Der geplante neue Euro-Tarif für Verbraucher

Euro-Tarif seit 01.07.2011 ab 01.07.2012 ab 01.07.2013 ab 01.07.2014
Abgehende
Gespräche
41,65 1)
(netto: 35)
38,08
(netto: 32)
33,32
(netto: 28)
28,56
(netto: 24)
Ankommende
Gespräche
13,09 2)
(netto: 11)
13,09
(netto: 11)
11,90
(netto: 10
11,90
(netto: 10)
SMS 13,09
(netto: 11)
11,90
(netto: 10)
11,90
(netto: 10)
11,90
(netto: 10)
Mobile Daten 3) - 107,1
(netto: 90)
83,3
(netto: 70)
59,5
(netto: 50)
Preise in Cent pro Minute bzw. pro SMS oder MB.
1) Taktung: 30/1;   2) Taktung: 1/1;   3) Abrechnung im 1-kB-Takt

Bei Grenzübertritt soll Kroes zufolge dann "das Telefon (...) automatisch auf den jeweils gewählten Roaming-Betreiber umswitchen". Dabei müssen die nationalen Mobilfunk-Anbieter, bei denen der Verbraucher Kunde ist, auch aktiv über die Möglichkeit des Abschlusses separater Roaming-Verträge mit anderen Anbietern informieren. Hatte sich der Kunde zuvor aktiv für eine Roaming-Option seines Anbieters entschieden (exemplarisch sei das "Vodafone Reiseversprechen" genannt), kann der Heimatanbieter den Wechsel zu einem fremden Unternehmen aber um drei Monate verzögern - de facto also eine Kündigungsfrist von drei Monaten verlangen.

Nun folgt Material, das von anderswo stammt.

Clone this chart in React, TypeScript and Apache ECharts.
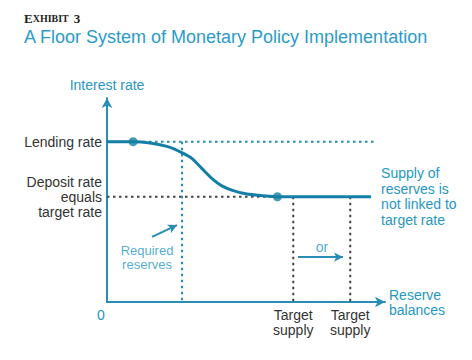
import React, { useEffect, useRef } from "react";
import * as echarts from "echarts";

// Chart values (arbitrary units: x = reserve balances 0-100, y = interest rate 0-100)
const lendingRate = 78.6;
const depositRate = 51.6;
const requiredReserves = 27;
const targetSupplies = [67, 87.5];
const lendingPoint = [9.4, 78.6];
const floorPoint = [61.3, 51.6];
const curveX = [0, 9.4, 15.5, 22.7, 26.9, 30.5, 34.1, 37.7, 41.3, 45.4, 50.3, 56.2, 61.3, 95];
const curveY = [78.6, 78.6, 77.9, 75.8, 73.2, 70.4, 65.5, 60.6, 56.9, 54.6, 52.9, 52.1, 51.6, 51.6];
const lendingLineEnd = 96;
const orArrow = [[68.7, 22], [84.9, 22]];
const orLabel = [77.3, 27];
const reqArrow = [[16.2, 31.9], [25.2, 37.7]];
const reqLabel = [14.4, 21.8];
const yTickValues = [depositRate, lendingRate];
const yTickLabels = ["Deposit rate\nequals\ntarget rate", "Lending rate"];
const xTickValues = [0, targetSupplies[0], targetSupplies[1]];
const xTickLabels = ["0", "Target\nsupply", "Target\nsupply"];

const TEAL = "#2597c4";
const LINE = "#137fa6";
const DARK = "#333333";
const FONT = "Liberation Sans, Arial, sans-serif";

export default function App() {
  const ref = useRef<HTMLDivElement>(null);
  useEffect(() => {
    if (!ref.current) return;
    const chart = echarts.init(ref.current, null, { renderer: "svg" });
    const curve = curveX.map((x, i) => [x, curveY[i]]);
    const dotted = (data: number[][], color: string) => ({
      type: "line",
      data,
      showSymbol: false,
      symbol: "none",
      silent: true,
      lineStyle: { color, width: 2, type: [2.5, 3.5] },
      z: 3,
    });
    chart.setOption({
      animation: false,
      textStyle: { fontFamily: FONT },
      title: [
        {
          text: "{e|E}{s|XHIBIT} {e|3}",
          left: 24,
          top: 9,
          padding: 0,
          textStyle: {
            rich: {
              e: { fontFamily: "Liberation Serif, serif", fontWeight: "bold", fontSize: 13, color: "#222" },
              s: { fontFamily: "Liberation Serif, serif", fontWeight: "bold", fontSize: 10, color: "#222" },
            },
          },
        },
        {
          text: "A Floor System of Monetary Policy Implementation",
          left: 24,
          top: 28,
          padding: 0,
          textStyle: { fontFamily: FONT, fontSize: 18, fontWeight: "normal", color: "#2a9bc8" },
        },
      ],
      grid: { left: 107, right: 87, top: 98, bottom: 58, containLabel: false },
      xAxis: {
        type: "value",
        min: 0,
        max: 100,
        splitLine: { show: false },
        axisTick: { show: false },
        axisLine: {
          lineStyle: { color: "#2a8db5", width: 2 },
          symbol: ["none", "arrow"],
          symbolSize: [8, 10],
        },
        name: "Reserve\nbalances",
        nameLocation: "end",
        nameGap: 4,
        nameTextStyle: { color: TEAL, fontSize: 14, lineHeight: 15, align: "left", fontFamily: FONT },
        axisLabel: {
          customValues: xTickValues,
          margin: 5,
          fontSize: 14,
          lineHeight: 15,
          fontFamily: FONT,
          color: (v: number) => (v === 0 ? TEAL : DARK),
          formatter: (v: number) => {
            const i = xTickValues.indexOf(v);
            const t = i >= 0 ? xTickLabels[i] : "";
            return v === 0 ? "{z|" + t + "}" : t;
          },
          rich: { z: { color: TEAL, fontSize: 14, padding: [0, 12, 0, 0] } },
        },
      },
      yAxis: {
        type: "value",
        min: 0,
        max: 100,
        splitLine: { show: false },
        axisTick: { show: false },
        axisLine: {
          lineStyle: { color: "#2a8db5", width: 2 },
          symbol: ["none", "arrow"],
          symbolSize: [8, 10],
        },
        name: "Interest rate",
        nameLocation: "end",
        nameGap: 6,
        nameTextStyle: { color: TEAL, fontSize: 14, align: "center", fontFamily: FONT },
        axisLabel: {
          customValues: yTickValues,
          margin: 5,
          fontSize: 14,
          lineHeight: 15,
          fontFamily: FONT,
          color: (v: number) => (v === lendingRate ? TEAL : DARK),
          formatter: (v: number) => {
            const i = yTickValues.indexOf(v);
            return i >= 0 ? yTickLabels[i] : "";
          },
        },
      },
      series: [
        dotted([[0, lendingRate], [lendingLineEnd, lendingRate]], "#1f8ab3"),
        dotted([[0, depositRate], [floorPoint[0], depositRate]], "#444"),
        dotted([[requiredReserves, lendingRate], [requiredReserves, 0]], "#1f8ab3"),
        dotted([[targetSupplies[0], depositRate], [targetSupplies[0], 0]], "#444"),
        dotted([[targetSupplies[1], depositRate], [targetSupplies[1], 0]], "#444"),
        {
          type: "line",
          data: curve,
          smooth: 0.25,
          showSymbol: false,
          symbol: "none",
          lineStyle: { color: LINE, width: 3 },
          z: 5,
          markPoint: {
            symbol: "circle",
            symbolSize: 0,
            data: [
              {
                coord: curve[curve.length - 1],
                label: {
                  show: true,
                  position: "right",
                  distance: 10,
                  formatter: "Supply of\nreserves is\nnot linked to\ntarget rate",
                  color: TEAL,
                  fontSize: 14,
                  lineHeight: 15.5,
                  fontFamily: FONT,
                  align: "left",
                },
              },
            ],
          },
          markLine: {
            silent: true,
            symbol: ["none", "arrow"],
            symbolSize: [7, 9],
            label: { show: false },
            lineStyle: { color: "#2a8db5", width: 2, type: "solid" },
            data: [
              [{ coord: orArrow[0] }, { coord: orArrow[1] }],
              [{ coord: reqArrow[0] }, { coord: reqArrow[1] }],
            ],
          },
        },
        {
          type: "scatter",
          data: [lendingPoint, floorPoint],
          symbolSize: 9,
          itemStyle: { color: LINE },
          z: 6,
        },
        {
          type: "scatter",
          data: [
            { value: orLabel, label: { formatter: "or", fontSize: 14 } },
            { value: reqLabel, label: { formatter: "Required\nreserves", fontSize: 13, lineHeight: 14 } },
          ],
          symbolSize: 0,
          label: {
            show: true,
            position: "inside",
            color: TEAL,
            fontSize: 14,
            lineHeight: 14,
            fontFamily: FONT,
          },
          z: 7,
        },
      ],
    });
    return () => chart.dispose();
  }, []);
  return (
    <div
      ref={ref}
      style={{ position: "absolute", left: 0, top: 0, width: 472, height: 360 }}
    />
  );
}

Kroes optimistisch in punkto Zustimmung der EU-Gremien

Der neuen EU-Roaming-Verordnung müssen das EU-Parlament und der EU-Ministerrat noch zustimmen. Hier gibt sich Neelie Kroes aber äußerst optimistisch: "Ich bin mir sicher, dass wir auf Unterstützung dieser Organisationen zählen können", so die Kommissarin.